Concerns conveyed at the meeting included: clearing of trees and other vegetation which has created barren hill-side ground obviously subject to erosion sooner or later; how trash is dealt with, since plastic bags hanging upon trees is not sufficient, so where trash receptacles might be situated in association with the course needs to be discussed; and, the extent of vegetation cleared for the course, especially along the "fairways" through the woods. There was an indication that a representative of the disc golf group would be asked to attend a board meeting to express their perspective.
Hummel Park has a recently built nature center, and hosts a summer nature camp. The removal of trees of any size and understory vegetation does not conform with the focus for this park, which based upon the summer camp is to appreciate nature.

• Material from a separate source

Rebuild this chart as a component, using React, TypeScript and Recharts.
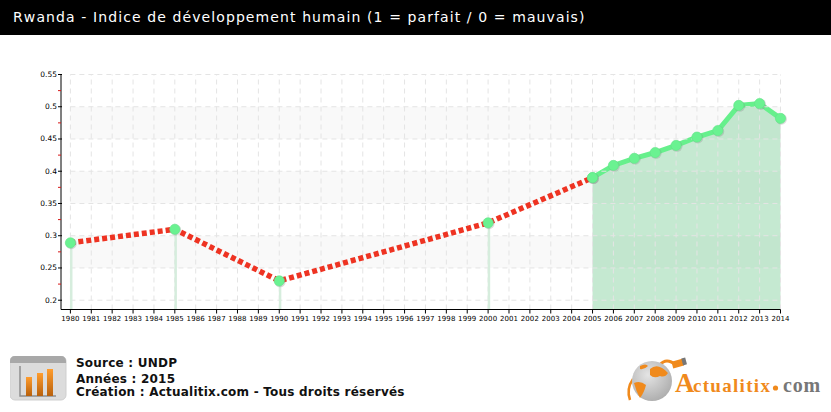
import React from "react";
import { ComposedChart, Line, Area, XAxis, YAxis, ReferenceArea, ReferenceLine } from "recharts";

const years = Array.from({ length: 35 }, (_, i) => 1980 + i);
const sparseYears = [1980, 1985, 1990, 2000, 2005];
const sparseValues = [0.289, 0.31, 0.23, 0.32, 0.39];
const denseYears = [2005, 2006, 2007, 2008, 2009, 2010, 2011, 2012, 2013, 2014];
const denseValues = [0.39, 0.409, 0.42, 0.429, 0.44, 0.453, 0.463, 0.502, 0.505, 0.482];
const dropYears = [1980, 1985, 1990, 2000];
const dropValues = [0.289, 0.31, 0.23, 0.32];
const majorTicks = [0.2, 0.25, 0.3, 0.35, 0.4, 0.45, 0.5, 0.55];
const allYTicks = [0.2, 0.225, 0.25, 0.275, 0.3, 0.325, 0.35, 0.375, 0.4, 0.425, 0.45, 0.475, 0.5, 0.525, 0.55];
const bands: [number, number][] = [[0.25, 0.3], [0.35, 0.4], [0.45, 0.5]];
const Y_MIN = 0.1856;
const Y_MAX = 0.55;

const data = years.map((year) => {
  const s = sparseYears.indexOf(year);
  const d = denseYears.indexOf(year);
  return { year, red: s >= 0 ? sparseValues[s] : null, green: d >= 0 ? denseValues[d] : null };
});

const tickFont = "'DejaVu Sans', sans-serif";

const YTick = (p: any) => {
  const v = p.payload.value;
  const major = majorTicks.some((m) => Math.abs(m - v) < 1e-6);
  return (
    <g>
      <line x1={p.x + 5} x2={major ? p.x + 9 : p.x + 8} y1={p.y} y2={p.y} stroke={major ? "#000" : "#d81818"} strokeWidth={1} />
      {major && (
        <text x={p.x + 4} y={p.y + 2.5} textAnchor="end" fontSize={7.5} fontFamily={tickFont} fill="#000">
          {String(v)}
        </text>
      )}
    </g>
  );
};

const XTick = (p: any) => (
  <g>
    <line x1={p.x} x2={p.x} y1={p.y - 8} y2={p.y - 4} stroke="#000" strokeWidth={1} />
    <text x={p.x} y={p.y + 3.5} textAnchor="middle" fontSize={7} letterSpacing={0.1} fontFamily={tickFont} fill="#000">
      {p.payload.value}
    </text>
  </g>
);

const Dot = (p: any) => {
  if (p.value == null || p.cy == null) return <g key={p.key} />;
  return (
    <g key={p.key}>
      <circle cx={p.cx + 0.8} cy={p.cy + 0.8} r={5.6} fill="#888" fillOpacity={0.3} />
      <circle cx={p.cx} cy={p.cy} r={5.1} fill="#6af291" stroke="#62e488" strokeWidth={0.6} />
    </g>
  );
};

const Icon = () => (
  <svg width={58} height={46} style={{ position: "absolute", left: 10, top: 356 }}>
    <rect x={0} y={0} width={56} height={44} rx={5} fill="#dcdcdc" stroke="#cfcfcf" />
    <path d="M0 5 a5 5 0 0 1 5 -5 h46 a5 5 0 0 1 5 5 v2 h-56 z" fill="#a8a8a8" />
    <path d="M10 10 V40 H46" fill="none" stroke="#8f8f8f" strokeWidth={1.5} />
    <defs>
      <linearGradient id="barG" x1="0" y1="0" x2="0" y2="1">
        <stop offset="0" stopColor="#ff9d2e" />
        <stop offset="1" stopColor="#b8600c" />
      </linearGradient>
    </defs>
    <rect x={16} y={21} width={6} height={19} fill="url(#barG)" />
    <rect x={27} y={17} width={6} height={23} fill="url(#barG)" />
    <rect x={37} y={13} width={6} height={27} fill="url(#barG)" />
  </svg>
);

const Logo = () => (
  <svg width={221} height={67} style={{ position: "absolute", left: 610, top: 345 }}>
    <defs>
      <radialGradient id="globeG" cx="0.4" cy="0.35" r="0.75">
        <stop offset="0" stopColor="#e4e4e4" />
        <stop offset="1" stopColor="#a8a8a8" />
      </radialGradient>
    </defs>
    <path d="M20 55 Q16 44 23 34" fill="none" stroke="#f08a1c" strokeWidth={2.5} />
    <path d="M50 20 Q56 12 66 20" fill="none" stroke="#f08a1c" strokeWidth={3} />
    <rect x={62} y={15} width={11} height={7} fill="#f08a1c" transform="rotate(-15 68 18)" />
    <rect x={72} y={13} width={4} height={7} fill="#777" transform="rotate(-15 74 16)" />
    <circle cx={42} cy={36} r={20} fill="url(#globeG)" />
    <path d="M24 38 Q30 35 36 40 Q34 48 30 53 Q26 46 24 38 Z" fill="#f08a1c" />
    <path d="M40 24 Q48 17 58 28 Q55 33 50 31 Q44 34 40 30 Z" fill="#f08a1c" />
    <path d="M30 21 Q36 18 38 21 Q34 25 30 24 Z" fill="#f08a1c" />
    <text x={65} y={47} fontFamily="'Liberation Serif', serif" fontWeight={700} fontSize={27} fill="#f08a1c">A</text>
    <text x={83} y={47} fontFamily="'Liberation Serif', serif" fontWeight={700} fontSize={19} letterSpacing={1.3} fill="#f08a1c">ctualitix</text>
    <circle cx={165.5} cy={43} r={2.6} fill="#f08a1c" />
    <text x={173} y={47} fontFamily="'Liberation Serif', serif" fontWeight={700} fontSize={20} letterSpacing={0.8} fill="#777">com</text>
  </svg>
);

const footerLine = (top: number, text: string) => (
  <div style={{ position: "absolute", left: 76, top, fontFamily: "'DejaVu Sans', sans-serif", fontWeight: 700, fontSize: 12, lineHeight: "14px", letterSpacing: 0.22, color: "#111", whiteSpace: "nowrap" }}>
    {text}
  </div>
);

export default function App() {
  return (
    <div style={{ position: "absolute", left: 0, top: 0, width: 831, height: 412, background: "#fff", overflow: "hidden" }}>
      <div style={{ position: "absolute", left: 0, top: 0, width: 831, height: 35, background: "#000" }} />
      <div style={{ position: "absolute", left: 13, top: 9, fontFamily: "'DejaVu Sans', sans-serif", fontSize: 14, lineHeight: "17px", letterSpacing: 1.1, color: "#fff", whiteSpace: "nowrap" }}>
        Rwanda - Indice de développement humain (1 = parfait / 0 = mauvais)
      </div>
      <div style={{ position: "absolute", left: 0, top: 0 }}>
        <ComposedChart width={831} height={412} data={data} margin={{ top: 74.5, right: 50.5, bottom: 72, left: 0 }}>
          <XAxis
            dataKey="year"
            type="number"
            domain={[1979.55, 2014]}
            ticks={years}
            interval={0}
            height={30.5}
            axisLine={{ stroke: "#000", strokeWidth: 1 }}
            tickLine={false}
            tick={<XTick />}
          />
          <YAxis
            type="number"
            domain={[Y_MIN, Y_MAX]}
            ticks={allYTicks}
            interval={0}
            width={61}
            axisLine={{ stroke: "#000", strokeWidth: 1 }}
            tickLine={false}
            tick={<YTick />}
          />
          {bands.map(([a, b]) => (
            <ReferenceArea key={a} x1={1980} x2={2014} y1={a} y2={b} fill="#f9f9f9" fillOpacity={1} stroke="none" />
          ))}
          {years.map((y) => (
            <ReferenceLine key={y} segment={[{ x: y, y: Y_MIN }, { x: y, y: Y_MAX }]} stroke="#e4e4e4" strokeDasharray="5 4" />
          ))}
          {majorTicks.map((v) => (
            <ReferenceLine key={v} segment={[{ x: 1980, y: v }, { x: 2014, y: v }]} stroke="#e4e4e4" strokeDasharray="5 4" />
          ))}
          {dropYears.map((y, i) => (
            <ReferenceLine key={y} segment={[{ x: y + 0.04, y: Y_MIN }, { x: y + 0.04, y: dropValues[i] }]} stroke="#d6eddd" strokeWidth={2.5} />
          ))}
          <Area
            dataKey="green"
            type="linear"
            stroke="#66f08c"
            strokeWidth={5}
            fill="#7fcf98"
            fillOpacity={0.45}
            dot={<Dot />}
            isAnimationActive={false}
          />
          <Line
            dataKey="red"
            type="linear"
            connectNulls
            stroke="#ee3322"
            strokeWidth={5.5}
            strokeDasharray="5 3"
            dot={<Dot />}
            activeDot={false}
            isAnimationActive={false}
          />
        </ComposedChart>
      </div>
      <Icon />
      {footerLine(356, "Source : UNDP")}
      {footerLine(372, "Années : 2015")}
      {footerLine(385, "Création : Actualitix.com - Tous droits réservés")}
      <Logo />
    </div>
  );
}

Removing trees and removing vegetation are not things beneficial to the local environmental setting.
Several members of the advisory board visited this park during their tour of Omaha parks on July 2nd. No of the people involved, indicated their perspective.
During the conversation on this matter, Brook Bench, parks director of dubious means, said that there could no longer be any spraying apparently of herbicides to remove vegetation. There is also a limitation that any trees removed were to be less than six inches in diameter.
A picture taken in early July 2013, indicated a newly cut-down tree which was near this limitation, though its actual extent was not known since during any bird hikes, a ruler has not been among the items carried.
Course rule signs, along with tee markers are apparently to be put in place soon, according to comments made at the afternoon meeting.
This course was initiated at least three years ago. What they "discers" wrought has always been problematic. The primary question is, when will they be done? And when will they no longer degrade the naturalistic features of this unique park. It is and will continue to be a huge mistake to impose a disc golf course within what had been a unique park setting along Ponca Creek and the hills just to the south.